Taipei backs China's Olympic bid, but has to consider co-hosting
Taipei backs China's Olympic bid, but has to consider co-hosting
TAIPEI (Agencies): Chinese Taipei gave its support Saturday to China's bid to host the 2008 Summer Olympic Games, but said it is too early to discuss Beijing's invitation to Taipei to co-host the global sporting events.
"We'd like to see Beijing win the bid to host the 2008 Olympic Games. As to Beijing's inviting us to co-host the Games, it's too early to discuss it," said Chen Ming-tong, vice chairman of the cabinet's Mainland Affairs Council.
Chen was responding to Friday's China Daily report which said the Beijing 2008 Olympic Bid Committee was thinking seriously about inviting Taipei to co-host the 2008 Olympic Games.
"The possibility of Beijing and Taipei co-hosting the Games exists, and relevant departments are studying the situation," the Beijing-based paper quoted a Bid Committee official as saying.
"If the 2008 Olympic Games are to be held in Beijing, some of the mass events like soccer, baseball and basketball may be held in Chinese cities including Shanghai and Guangzhou, but why not Taipei?" the official told the daily.
The Taipei press said Beijing's hint that it will invite Taiwan to co-host the 2008 Olympic Games is aimed at boosting Beijing's chances of winning the bid.
Beijing, Paris, Toronto, Osaka and Istanbul are vying for the chance to host the 2008 Summer Olympic Games.
The International Olympic Committee (IOC) will choose the winner in July 2001 in Moscow.
Taipei and China split in 1949 after the Chinese Nationalist government lost the civil war and fled to Taipei.

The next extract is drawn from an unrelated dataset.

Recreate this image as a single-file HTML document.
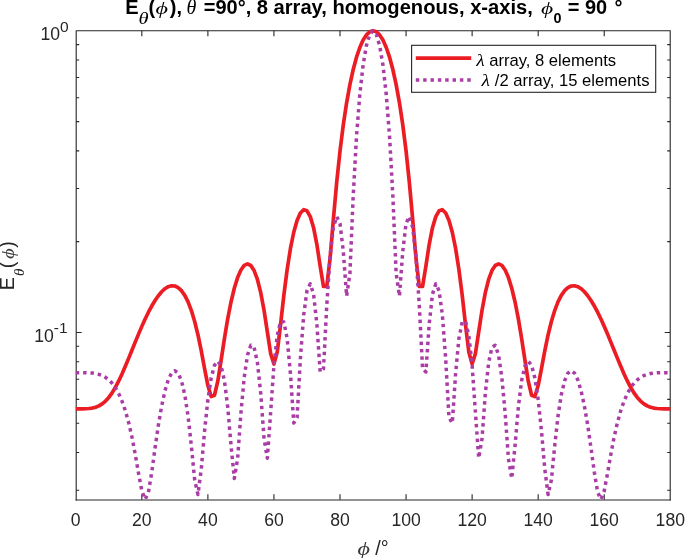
<!DOCTYPE html>
<html><head><meta charset="utf-8"><style>
html,body{margin:0;padding:0;background:#fff;}
body{width:685px;height:558px;overflow:hidden;}
svg{display:block;filter:blur(0.3px);}
svg{font-family:"Liberation Sans",Arial,sans-serif;}
</style></head><body>
<svg width="685" height="558" viewBox="0 0 685 558">
<rect width="685" height="558" fill="#fff"/>
<g fill="none" stroke="#262626" stroke-width="1.1">
<path d="M76.2,30.8H670.2M76.2,30.25V500.45M670.2,30.25V500.45"/>
<path d="M75.65,500.0H670.75" stroke-width="1.0"/>
<path d="M141.83,499.7V494.2 M141.83,30.8V36.3 M207.89,499.7V494.2 M207.89,30.8V36.3 M273.94,499.7V494.2 M273.94,30.8V36.3 M340.00,499.7V494.2 M340.00,30.8V36.3 M406.06,499.7V494.2 M406.06,30.8V36.3 M472.12,499.7V494.2 M472.12,30.8V36.3 M538.18,499.7V494.2 M538.18,30.8V36.3 M604.23,499.7V494.2 M604.23,30.8V36.3 M76.2,332.45H81.7 M670.2,332.45H664.7 M76.2,241.64H79.2 M670.2,241.64H667.2 M76.2,188.53H79.2 M670.2,188.53H667.2 M76.2,150.84H79.2 M670.2,150.84H667.2 M76.2,121.61H79.2 M670.2,121.61H667.2 M76.2,97.72H79.2 M670.2,97.72H667.2 M76.2,77.53H79.2 M670.2,77.53H667.2 M76.2,60.03H79.2 M670.2,60.03H667.2 M76.2,44.60H79.2 M670.2,44.60H667.2 M76.2,490.18H79.2 M670.2,490.18H667.2 M76.2,452.49H79.2 M670.2,452.49H667.2 M76.2,423.26H79.2 M670.2,423.26H667.2 M76.2,399.37H79.2 M670.2,399.37H667.2 M76.2,379.18H79.2 M670.2,379.18H667.2 M76.2,361.68H79.2 M670.2,361.68H667.2 M76.2,346.25H79.2 M670.2,346.25H667.2"/>
</g>
<g fill="#262626" font-size="17.6"><text x="75.77" y="526.3" text-anchor="middle">0</text><text x="141.83" y="526.3" text-anchor="middle">20</text><text x="207.89" y="526.3" text-anchor="middle">40</text><text x="273.94" y="526.3" text-anchor="middle">60</text><text x="340.00" y="526.3" text-anchor="middle">80</text><text x="406.06" y="526.3" text-anchor="middle">100</text><text x="472.12" y="526.3" text-anchor="middle">120</text><text x="538.18" y="526.3" text-anchor="middle">140</text><text x="604.23" y="526.3" text-anchor="middle">160</text><text x="670.29" y="526.3" text-anchor="middle">180</text>
<text x="68.7" y="40.3" text-anchor="end">10<tspan font-size="15.5" dy="-8.8">0</tspan></text>
<text x="67.6" y="341.7" text-anchor="end">10<tspan font-size="15.5" dy="-8.8">-1</tspan></text>
</g>
<path d="M75.77,408.84 L79.07,408.84 L82.38,408.82 L85.68,408.73 L88.98,408.51 L92.28,408.05 L95.59,407.22 L98.89,405.88 L102.19,403.88 L105.50,401.10 L108.80,397.43 L112.10,392.83 L115.40,387.32 L118.71,380.98 L122.01,373.92 L125.31,366.33 L128.62,358.37 L131.92,350.24 L135.22,342.09 L138.53,334.09 L141.83,326.37 L145.13,319.05 L148.43,312.24 L151.74,306.02 L155.04,300.48 L158.34,295.69 L161.65,291.74 L164.95,288.71 L168.25,286.68 L171.55,285.75 L174.86,286.02 L178.16,287.62 L181.46,290.69 L184.77,295.40 L188.07,301.95 L191.37,310.57 L194.67,321.50 L197.98,334.95 L201.28,350.86 L204.58,368.54 L207.89,385.55 L211.19,396.54 L214.49,395.24 L217.79,381.18 L221.10,360.40 L224.40,338.68 L227.70,318.89 L231.01,302.01 L234.31,288.26 L237.61,277.61 L240.92,269.99 L244.22,265.38 L247.52,263.83 L250.82,265.49 L254.13,270.58 L257.43,279.48 L260.73,292.59 L264.04,310.25 L267.34,331.89 L270.64,353.59 L273.94,364.03 L277.25,352.05 L280.55,324.76 L283.85,295.31 L287.16,269.47 L290.46,248.48 L293.76,232.25 L297.06,220.48 L300.37,212.98 L303.67,209.71 L306.97,210.82 L310.28,216.65 L313.58,227.73 L316.88,244.54 L320.18,266.30 L323.49,286.40 L326.79,286.50 L330.09,258.10 L333.40,219.09 L336.70,182.45 L340.00,151.08 L343.30,124.79 L346.61,102.83 L349.91,84.56 L353.21,69.48 L356.52,57.21 L359.82,47.48 L363.12,40.09 L366.43,34.90 L369.73,31.82 L373.03,30.80 L376.33,31.82 L379.64,34.90 L382.94,40.09 L386.24,47.48 L389.55,57.21 L392.85,69.48 L396.15,84.56 L399.45,102.83 L402.76,124.79 L406.06,151.08 L409.36,182.45 L412.67,219.09 L415.97,258.10 L419.27,286.50 L422.57,286.40 L425.88,266.30 L429.18,244.54 L432.48,227.73 L435.79,216.65 L439.09,210.82 L442.39,209.71 L445.69,212.98 L449.00,220.48 L452.30,232.25 L455.60,248.48 L458.91,269.47 L462.21,295.31 L465.51,324.76 L468.82,352.05 L472.12,364.03 L475.42,353.59 L478.72,331.89 L482.03,310.25 L485.33,292.59 L488.63,279.48 L491.94,270.58 L495.24,265.49 L498.54,263.83 L501.84,265.38 L505.15,269.99 L508.45,277.61 L511.75,288.26 L515.06,302.01 L518.36,318.89 L521.66,338.68 L524.96,360.40 L528.27,381.18 L531.57,395.24 L534.87,396.54 L538.18,385.55 L541.48,368.54 L544.78,350.86 L548.08,334.95 L551.39,321.50 L554.69,310.57 L557.99,301.95 L561.30,295.40 L564.60,290.69 L567.90,287.62 L571.21,286.02 L574.51,285.75 L577.81,286.68 L581.11,288.71 L584.42,291.74 L587.72,295.69 L591.02,300.48 L594.33,306.02 L597.63,312.24 L600.93,319.05 L604.23,326.37 L607.54,334.09 L610.84,342.09 L614.14,350.24 L617.45,358.37 L620.75,366.33 L624.05,373.92 L627.35,380.98 L630.66,387.32 L633.96,392.83 L637.26,397.43 L640.57,401.10 L643.87,403.88 L647.17,405.88 L650.47,407.22 L653.78,408.05 L657.08,408.51 L660.38,408.73 L663.69,408.82 L666.99,408.84 L670.29,408.84" fill="none" stroke="#EC1C24" stroke-width="3.7" stroke-linejoin="round"/>
<path d="M75.77,372.64 L79.07,372.64 L82.38,372.65 L85.68,372.70 L88.98,372.83 L92.28,373.09 L95.59,373.57 L98.89,374.36 L102.19,375.58 L105.50,377.35 L108.80,379.85 L112.10,383.24 L115.40,387.74 L118.71,393.60 L122.01,401.11 L125.31,410.61 L128.62,422.46 L131.92,436.98 L135.22,454.23 L138.53,473.32 L141.83,490.83 L145.13,499.36 L148.43,492.15 L151.74,472.20 L155.04,448.09 L158.34,425.35 L161.65,406.09 L164.95,390.90 L168.25,379.89 L171.55,373.11 L174.86,370.74 L178.16,373.11 L181.46,380.82 L184.77,394.77 L188.07,416.17 L191.37,445.90 L194.67,479.87 L197.98,494.51 L201.28,468.94 L204.58,430.91 L207.89,399.67 L211.19,377.97 L214.49,365.28 L217.79,361.19 L221.10,365.93 L224.40,380.53 L227.70,406.81 L231.01,445.32 L234.31,478.52 L237.61,458.83 L240.92,413.16 L244.22,377.30 L247.52,355.06 L250.82,345.23 L254.13,347.41 L257.43,362.62 L260.73,393.30 L264.04,438.61 L267.34,458.15 L270.64,412.44 L273.94,365.32 L277.25,335.43 L280.55,321.35 L283.85,321.98 L287.16,338.40 L290.46,373.72 L293.76,423.03 L297.06,417.65 L300.37,358.98 L303.67,315.08 L306.97,290.86 L310.28,283.85 L313.58,294.10 L316.88,324.41 L320.18,372.01 L323.49,368.82 L326.79,304.96 L330.09,255.90 L333.40,227.36 L336.70,216.52 L340.00,223.44 L343.30,251.41 L346.61,296.10 L349.91,273.46 L353.21,195.95 L356.52,136.32 L359.82,94.34 L363.12,65.06 L366.43,45.61 L369.73,34.44 L373.03,30.80 L376.33,34.44 L379.64,45.61 L382.94,65.06 L386.24,94.34 L389.55,136.32 L392.85,195.95 L396.15,273.46 L399.45,296.10 L402.76,251.41 L406.06,223.44 L409.36,216.52 L412.67,227.36 L415.97,255.90 L419.27,304.96 L422.57,368.82 L425.88,372.01 L429.18,324.41 L432.48,294.10 L435.79,283.85 L439.09,290.86 L442.39,315.08 L445.69,358.98 L449.00,417.65 L452.30,423.03 L455.60,373.72 L458.91,338.40 L462.21,321.98 L465.51,321.35 L468.82,335.43 L472.12,365.32 L475.42,412.44 L478.72,458.15 L482.03,438.61 L485.33,393.30 L488.63,362.62 L491.94,347.41 L495.24,345.23 L498.54,355.06 L501.84,377.30 L505.15,413.16 L508.45,458.83 L511.75,478.52 L515.06,445.32 L518.36,406.81 L521.66,380.53 L524.96,365.93 L528.27,361.19 L531.57,365.28 L534.87,377.97 L538.18,399.67 L541.48,430.91 L544.78,468.94 L548.08,494.51 L551.39,479.87 L554.69,445.90 L557.99,416.17 L561.30,394.77 L564.60,380.82 L567.90,373.11 L571.21,370.74 L574.51,373.11 L577.81,379.89 L581.11,390.90 L584.42,406.09 L587.72,425.35 L591.02,448.09 L594.33,472.20 L597.63,492.15 L600.93,499.36 L604.23,490.83 L607.54,473.32 L610.84,454.23 L614.14,436.98 L617.45,422.46 L620.75,410.61 L624.05,401.11 L627.35,393.60 L630.66,387.74 L633.96,383.24 L637.26,379.85 L640.57,377.35 L643.87,375.58 L647.17,374.36 L650.47,373.57 L653.78,373.09 L657.08,372.83 L660.38,372.70 L663.69,372.65 L666.99,372.64 L670.29,372.64" fill="none" stroke="#AA3CA6" stroke-width="3.5" stroke-dasharray="3.45 3.9" stroke-linejoin="round"/>
<rect x="411.6" y="45.3" width="244.1" height="47" fill="#fff" stroke="#262626" stroke-width="1.1"/>
<path d="M415.8,58.2H471.2" stroke="#EC1C24" stroke-width="3.7"/>
<path d="M415.8,80H471.2" stroke="#AA3CA6" stroke-width="3.5" stroke-dasharray="3.45 3.9" stroke-linejoin="round"/>
<g font-size="16.6" fill="#000">
<text transform="translate(476.3,65.7) scale(1.2,1)" font-family="'Liberation Serif', serif" font-style="italic" font-weight="normal" font-size="16.3">λ</text>
<text x="489.2" y="65.7">array, 8 elements</text>
<text transform="translate(481.6,86.2) scale(1.2,1)" font-family="'Liberation Serif', serif" font-style="italic" font-weight="normal" font-size="16.3">λ</text>
<text x="494.8" y="86.2">/2 array, 15 elements</text>
</g>
<g font-size="20" font-weight="bold" fill="#000">
<text x="125.3" y="13.7">E</text>
<text transform="translate(138.6,23.5) scale(1.28,1)" font-family="'Liberation Serif', serif" font-style="italic" font-weight="normal" font-size="16">θ</text>
<text x="148.6" y="13.7">(</text>
<text transform="translate(155.6,13.7) scale(1.42,1.04)" font-family="'Liberation Serif', serif" font-style="italic" font-weight="normal" font-size="17">ϕ</text>
<text x="169.8" y="13.7">),</text>
<text x="186.5" y="13.7" font-family="'Liberation Serif', serif" font-style="italic" font-weight="normal" font-size="20">θ</text>
<text x="203.8" y="13.7">=90°,</text>
<text x="256.7" y="13.7" textLength="276.2" lengthAdjust="spacingAndGlyphs">8 array, homogenous, x-axis,</text>
<text transform="translate(541.0,13.7) scale(1.38,1.04)" font-family="'Liberation Serif', serif" font-style="italic" font-weight="normal" font-size="17">ϕ</text>
<text x="553.5" y="23.2" font-size="14.4">0</text>
<text x="567.7" y="13.7">= 90</text>
<text x="614.4" y="13.7">°</text>
</g>
<g font-size="19.8" fill="#262626">
<text transform="translate(357.6,554.8) scale(1.42,1.06)" font-family="'Liberation Serif', serif" font-style="italic" font-weight="normal" font-size="17" fill="#3a3a3a">ϕ</text>
<text x="375.3" y="554.5">/°</text>
<g transform="translate(14,290.2) rotate(-90)">
<text x="0" y="0">E</text>
<text x="14.1" y="9.7" font-family="'Liberation Serif', serif" font-style="italic" font-weight="normal" font-size="15.2">θ</text>
<text x="21.9" y="0">(</text>
<text transform="translate(31.2,0) scale(1.3,1.04)" font-family="'Liberation Serif', serif" font-style="italic" font-weight="normal" font-size="16" fill="#3a3a3a">ϕ</text>
<text x="42.4" y="0">)</text>
</g>
</g>
</svg>
</body></html>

In Beijing, China will turn the capital city's historic Tiananmen Square into a beach volleyball arena if it wins the 2008 Olympic Games, the mayor of the Chinese capital said Saturday.
Mayor Liu Qi also told the official Xinhua news agency the vast square would also see the triathlon pass through if China was granted permission to stage the games.
On Wednesday the China Daily said officials were forced to act after rival Paris said it would locate the glamour sport -- with scantily-clad performers, thudding rock music and raucous atmosphere -- next to the Eiffel Tower.